Imaginemos un esposo, o un padre de familia, o un amigo, ante quienes se les presenta una situación sumamente peligrosa, en la cual deben arriesgarse para salvar, el esposo, a su esposa, el padre, a su hijo, el amigo, a su amigo, de una muerte segura; imaginemos que, en el intento –victorioso-, los que se arriesgan, sufren heridas en sus cuerpos: cortes, lastimaduras, golpes, torceduras. Bien podría decirse que esos cortes, lastimaduras, golpes, torceduras, son la muestra visible del amor que tienen por sus seres amados, porque fue por amor que se decidieron a sufrir heridas y golpes, para rescatar de un peligro inminente a los seres que amaban.
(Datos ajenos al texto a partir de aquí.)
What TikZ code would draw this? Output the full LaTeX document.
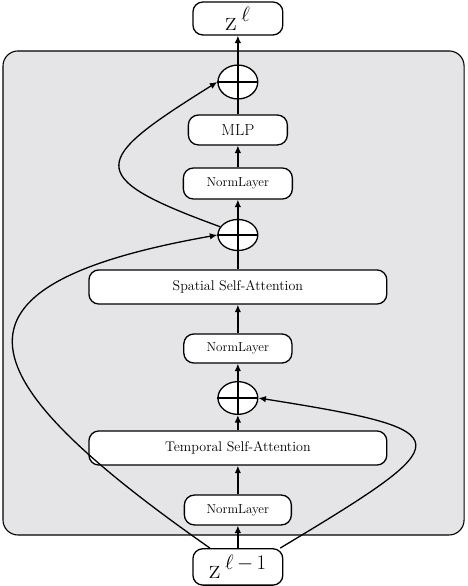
\documentclass[tikz,border=0pt]{standalone}
\usepackage{amsmath}
\usepackage{fontspec}
\usepackage{tikz}
\usetikzlibrary{arrows.meta,shapes.geometric}
\definecolor{panelgray}{RGB}{229,229,231}

\begin{document}
\begin{tikzpicture}[
scale=1,
block/.style={draw,line width=1.3pt,fill=white,rounded corners=10pt,inner sep=0pt,minimum height=1.08cm},
sumnode/.style={draw,line width=1.3pt,fill=white,ellipse,inner sep=0pt,minimum width=1.4cm,minimum height=1.15cm},
flow/.style={-{Latex[length=7.5pt,width=6.5pt]},line width=1.3pt},
plain/.style={line width=1.3pt}
]
    % Canvas
    \useasboundingbox (0,0) rectangle (16.413,20.595);

    % Grey panel
    \draw [line width=1.1pt, fill=panelgray, rounded corners=15pt]
        (0.105,1.793) rectangle (16.31,18.804);

    % Blocks, bottom to top
    \node (zl1) [block, minimum width=3.16cm, minimum height=1.28cm] at (8.36,0.67)
        {\fontsize{28}{30}\selectfont z\,$^{\ell\,-\,1}$};
    \node (nl1) [block, minimum width=3.76cm, minimum height=1.05cm] at (8.36,2.671)
        {\fontsize{13}{15}\selectfont NormLayer};
    \node (temporal) [block, minimum width=10.47cm, minimum height=1.2cm] at (8.36,4.85)
        {\fontsize{14}{16}\selectfont Temporal Self-Attention};
    \node (o3) [sumnode] at (8.36,6.607) {};
    \node (nl2) [block, minimum width=3.8cm, minimum height=1.02cm] at (8.36,8.347)
        {\fontsize{13}{15}\selectfont NormLayer};
    \node (spatial) [block, minimum width=10.47cm, minimum height=1.2cm] at (8.36,10.509)
        {\fontsize{14}{16}\selectfont Spatial Self-Attention};
    \node (o2) [sumnode, minimum height=1.09cm] at (8.36,12.336) {};
    \node (nl3) [block, minimum width=3.83cm, minimum height=1.09cm] at (8.36,14.146)
        {\fontsize{13}{15}\selectfont NormLayer};
    \node (mlp) [block, minimum width=3.48cm, minimum height=1.05cm] at (8.36,16.027)
        {\fontsize{16}{18}\selectfont MLP};
    \node (o1) [sumnode, minimum height=1.19cm] at (8.36,17.713) {};
    \node (zl) [block, minimum width=3.16cm, minimum height=1.16cm] at (8.36,19.945)
        {\fontsize{28}{30}\selectfont z\,$^{\ell}$};

    % Plus signs
    \foreach \s in {o1,o2,o3}
        \draw[plain] (\s.north) -- (\s.south) (\s.west) -- (\s.east);

    % Main path
    \draw[flow] (zl1) -- (nl1);
    \draw[flow] (nl1) -- (temporal);
    \draw[flow] (temporal) -- (o3);
    \draw[flow] (o3) -- (nl2);
    \draw[flow] (nl2) -- (spatial);
    \draw[plain] (spatial) -- (o2);
    \draw[flow] (o2) -- (nl3);
    \draw[flow] (nl3) -- (mlp);
    \draw[plain] (mlp) -- (o1);
    \draw[flow] (o1) -- (zl);

    % Residual connections
    \draw[flow] (zl1.146) .. controls +(145:10.4) and +(190:10.4) .. (o2.west);
    \draw[flow] (zl1.24) .. controls +(31:7.4) and +(-9:7.4) .. (o3.east);
    \draw[flow] (o2.155) .. controls +(160:5.2) and +(212:5.2) .. (o1.west);

\end{tikzpicture}
\end{document}
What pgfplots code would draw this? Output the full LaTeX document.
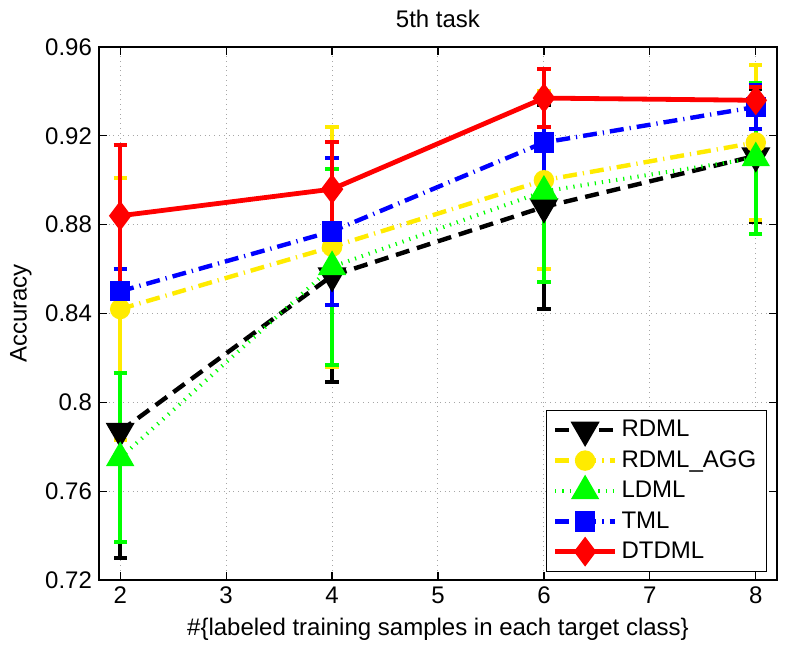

Con toda justicia, el esposo, el padre, el amigo en cuestión, bien podrían exhibir, con sano orgullo, sus heridas, a cuyo precio salvaron de un grave peligro a quienes amaban.

Teniendo esto en mente, consideremos ahora las llagas de Jesucristo, porque las llagas recibidas místicamente por San Francisco, son las llagas de Cristo, y para considerarlas, citemos al profeta Isaías, vidente de la Pasión, que nos dice, contemplando a Cristo camino del Calvario: “Por sus llagas hemos sido curados, sus cardenales nos han salvado” (cfr. 53, 3-5).

Jesucristo es el Esposo, el Padre, el Amigo, que da su vida en la cruz por la humanidad entera; Él sufre en la Pasión infinidad de heridas, de cortes, de golpes, de lastimaduras, de rasguños, de contusiones, de laceraciones, de trompadas, patadas, escupitajos, cachetazos, y así, todo cubierto de heridas, es presentado en la cruz al Padre, para que el Padre, viendo sus heridas sangrantes, tenga misericordia de nosotros, nos perdone, y nos done su Espíritu de Amor.

Las heridas de Jesucristo, todas y cada una de ellas, las múltiples heridas punzantes de la cabeza, producidas por las espinas de la corona de espinas; el hematoma de su ojo, hinchado y cerrado por un puñetazo; la herida cortante de su mejilla, producida por el cachetazo del sirviente del sumo sacerdote, que tenía un anillo en su mano cuando le dio el cachetazo en el interrogatorio ante el Sanhedrín; las heridas perforantes de las manos y de los pies, producidas por los clavos de hierro; su espalda lacerada y abierta en su piel por la flagelación; los hematomas, producto de los puñetazos, de las patadas, de los bastonazos; la herida lacerante y abierta del costado traspasado por la lanza; la herida abierta de su Corazón, por donde salió Sangre y Agua; todas, y cada una de las heridas de Jesucristo, son una muestra del amor de Jesús por todos y cada uno de nosotros, de modo tal que Jesucristo nos dice: “Mira mis heridas, contémplame todo cubierto de heridas y de sangre; contémplame cubierto de llagas sangrantes, desde la cabeza hasta los pies; contempla mis heridas abiertas, y enrojecidas por la sangre que mana de ellas; contempla mis golpes y mis hematomas, y dime: ¿qué más puedo hacer por tu amor? ¿Qué más puedo hacer para que te convenzas de que te amo, y de que debes entregarte a Mí sin reservas, sin condiciones, sin límites, como Yo me entregué por ti? ¿Qué otra cosa puedo hacer por ti, que no lo haya hecho ya, para que te decidas a dejar el mundo, a abrazar la cruz, a seguirme, camino del Calvario, a nuestro encuentro definitivo, el día de tu muerte, en el que te esperaré para introducirte en la eternidad? Mira mis llagas, por ellas fuiste curado, por ellas fuiste sanado, por ellas recibiste la vida eterna. No peques más, apártate del mundo y de la carne, y de las obras del espíritu del mal; decídete a vivir la vida de la gracia, el camino de la cruz, el camino de la luz, que te conduce al seno de Mi Padre”.